1. What is the greatest opportunity for your business?

The world is now almost eight billion humans, of whom most will need spectacles at some point. We can help.

2. What is the biggest challenge to your business?

It’s an obvious answer, but navigating Covid-19 – it’s been pretty brutal for a retail business like ours, with a strong focus on physical stores. We’ll have to navigate some choppy waters, not least with landlords – a microcosm for some difficult times across the country. Outside that, the usual growing pains for a company like ours – finding great people and continuing to improve, while staying true to our values, staying solvent, and keeping away from the opium of Black Friday and Facebook ads.

(Cubitts – Photographed by Tom Bunning)

3. With the benefit of hindsight what would you have done differently so far?

Oh, a lot – here’s a starter for 10. Hiring people (or consultants) and expecting they were going to solve my problems was a mistake I’ve made lots of time. As was rushing interview processes in an attempt to get people in quickly. I should have focused on digital much earlier – and moved to Shopify Plus two years ago. Raising money differently would have saved a lot of stress. And in hindsight, opening a high concentration of stores in central London ahead of a global pandemic wasn’t too smart. 

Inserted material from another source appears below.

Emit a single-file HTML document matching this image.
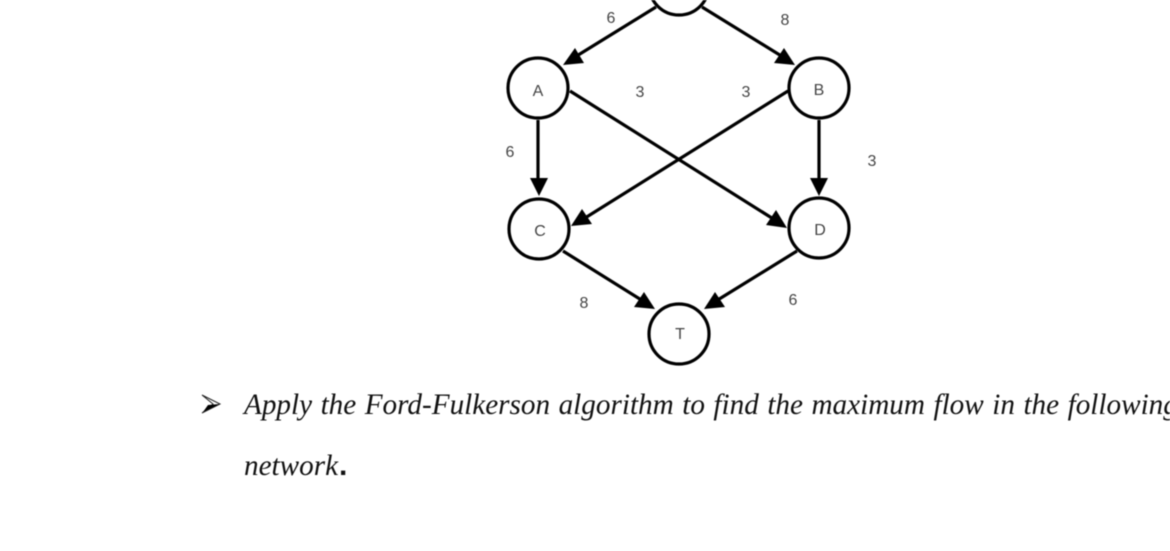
<!DOCTYPE html>
<html><head><meta charset="utf-8"><style>
html,body{margin:0;padding:0;background:#fff;width:1170px;height:551px;overflow:hidden}
svg{display:block;filter:blur(.6px)}
.l{font-family:"Liberation Sans",sans-serif;font-size:16px;fill:#444;text-anchor:middle}
.t{font-family:"Liberation Serif",serif;font-style:italic;font-size:29.2px;fill:#111}
.w{word-spacing:1.2px}
</style></head><body>
<svg width="1170" height="551" viewBox="0 0 1170 551">
<g fill="none" stroke="#000" stroke-width="3.2">
<circle cx="679" cy="-15" r="30"/>
<circle cx="538" cy="88" r="30"/>
<circle cx="819" cy="88" r="30"/>
<circle cx="539" cy="229" r="30"/>
<circle cx="819" cy="228" r="30"/>
<circle cx="679" cy="334" r="30"/>
<path d="M656 7L575 57M702 7L783 57M538 120V182M819 120V182M570 91L775 220M788 91L585 218M563 251L643 301M797 251L716 301"/>
</g>
<g fill="#000">
<polygon points="563,65 575,48 584,63"/>
<polygon points="795,65 774,63 784,48"/>
<polygon points="539,196 530,178 548,178"/>
<polygon points="819,196 810,178 828,178"/>
<polygon points="787,228 766,225 776,210"/>
<polygon points="571,226 582,209 592,224"/>
<polygon points="655,309 634,307 644,292"/>
<polygon points="704,309 715,292 725,307"/>
</g>
<g>
<text class="l" x="611" y="23">6</text>
<text class="l" x="785" y="25">8</text>
<text class="l" x="538" y="96">A</text>
<text class="l" x="819" y="95">B</text>
<text class="l" x="640" y="97">3</text>
<text class="l" x="746" y="97">3</text>
<text class="l" x="510" y="157">6</text>
<text class="l" x="872" y="166">3</text>
<text class="l" x="540" y="236">C</text>
<text class="l" x="820" y="235">D</text>
<text class="l" x="584" y="308">8</text>
<text class="l" x="793" y="305">6</text>
<text class="l" x="680" y="339">T</text>
</g>
<polygon points="202,395 220,404 202,413 213,404" fill="none" stroke="#222" stroke-width="1"/>
<polygon points="203,412 220,404 208,405" fill="#000"/>
<text class="t w" x="244" y="414">Apply the Ford-Fulkerson algorithm to find the maximum flow in the following</text>
<text class="t" x="244" y="475">network<tspan x="339" font-family="Liberation Sans" font-style="normal" font-weight="bold" font-size="30">.</tspan></text>
</svg>
</body></html>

4. What is the future of the physical store and the high street?

I think they’re two very different things. I’m bullish on the role of the physical store. We are social creatures who like to go places. But they have to be places that offer services, products, and experiences that can’t be replaced by a few clicks from a lazy thumb while recumbent. The high street is trickier – the idea that you need to cluster retailers together for geographic convenience has been under pressure for a long time (see 1990s out-of-town shopping parks). My hope is that the high street can reinvent itself as a vibrant hub of eating, drinking, working, consuming and merriment – the centre of a 21st century community. My fear is that without a centralised approach to planning, it’ll end up a hotchpotch of converted residential, popups and charity shops.

5. What technology-related plans have you got for the next 12 months?

We’re already using our custom technology (known as HERU) for our bespoke orders – it uses a combination of facial scanning, machine learning and optical algorithms to help our customers create unique spectacles. We’d like to continue rolling that out for all our orders, so that anyone, anywhere can get perfectly fitting spectacles they adore. We’re also using the scanning data to understand face shapes, which directly feeds into our design process – so we’re making frames for all types of head, not just the ‘average’.

6. What other retailers/brands do you admire?

I’m enjoying the ongoing emergence of brands that do one thing well such as Paynter Jackets, Roscomar trainers, and Chup socks. Also Spiritland are great. I ogle at the beauty of their headphone store off Regent Street.

7. Who would you place in the Top 25 Movers & Shakers in Retail?

Michael O’Keeffe, whose team continue to set the standard for store design and experience-driven retail. And Connie Nam of Astrid & Miyu who has built an incredibly strong brand, which does well online and through stores, taking full advantage of the strengths of physical retail.